Jean-Paul Brunier, président de Leo Burnett et vice-président de l’AACC

 

Pensez-vous que les agences ont un problème d’attractivité des jeunes?

Jean-Paul Brunier. Nous restons dans un métier très jeune, avec une moyenne d’âge autour de 35 ans. Aujourd’hui, mon principal souci, c’est de ne pas avoir assez de places à offrir aux bons candidats. Les bonnes agences restent des écoles. D’ailleurs, le fait que Google ou Apple aille chercher des profils en agence est un bon signe, cela prouve que nous restons des écoles formidables. Notre problème est plus de faire une place aux juniors, car nous avons plus de candidatures que d’offres. Nous aimerions bien en recruter davantage, mais nous ne pouvons pas. L'autre phénomène est lié aux carrières: sans doute sont-elles plus courtes qu’avant dans les agences, les passages sont rapides, avec des allers-retours plus nombreux entre agences digitales et start-up ou Gafa, par exemple. 

 

Quelles mesures compte prendre l’AACC pour rendre les agences plus attractives?
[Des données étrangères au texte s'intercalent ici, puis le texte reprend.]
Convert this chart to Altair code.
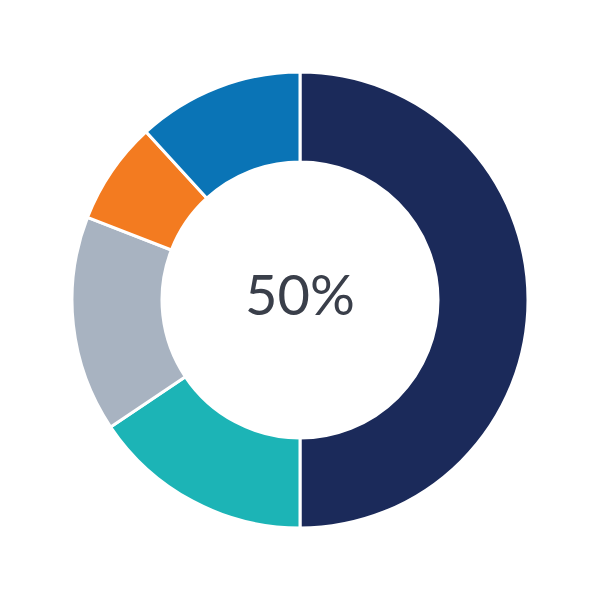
import altair as alt
import pandas as pd

categories = ["A", "B", "C", "D", "E"]
values = [50, 15.6, 15.3, 7.3, 11.8]
colors = ["#1b2a5a", "#1cb4b6", "#a8b3c1", "#f37b20", "#0a74b6"]
center_label = ["50%"]

df = pd.DataFrame({"cat": categories, "value": values, "order": list(range(len(categories)))})
lab = pd.DataFrame({"label": center_label})

arcs = alt.Chart(df).mark_arc(innerRadius=138, outerRadius=228, stroke="white", strokeWidth=3).encode(
    theta=alt.Theta("value:Q", stack=True),
    order=alt.Order("order:Q"),
    color=alt.Color("cat:N", scale=alt.Scale(domain=categories, range=colors), legend=None),
)

text = alt.Chart(lab).mark_text(font="Lato", fontSize=56, color="#3a3f4a", baseline="middle", align="center").encode(
    text="label:N",
    x=alt.value(292),
    y=alt.value(290),
)

chart = alt.layer(arcs, text).properties(
    width=584, height=584, autosize=alt.AutoSizeParams(type="none"), padding=0
).configure_view(stroke=None)

chart.save("out.html", embed_options={"renderer": "svg", "actions": False})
J.-P.B. Nous sommes en train de repenser la «portfolio night», qui permet à la communauté créative publicitaire de rencontrer les talents de demain. Nous rééditons la Journée agences ouvertes, le 22 mars prochain. Ce n’est pas un instrument de conquête, dans le sens où cela s’adresse à des étudiants qui nous connaissent déjà, mais cela permet de montrer la diversité des agences. Il y a aussi l’académie créative AACC-HEC, dont le but est de faire connaître nos organisations créatives.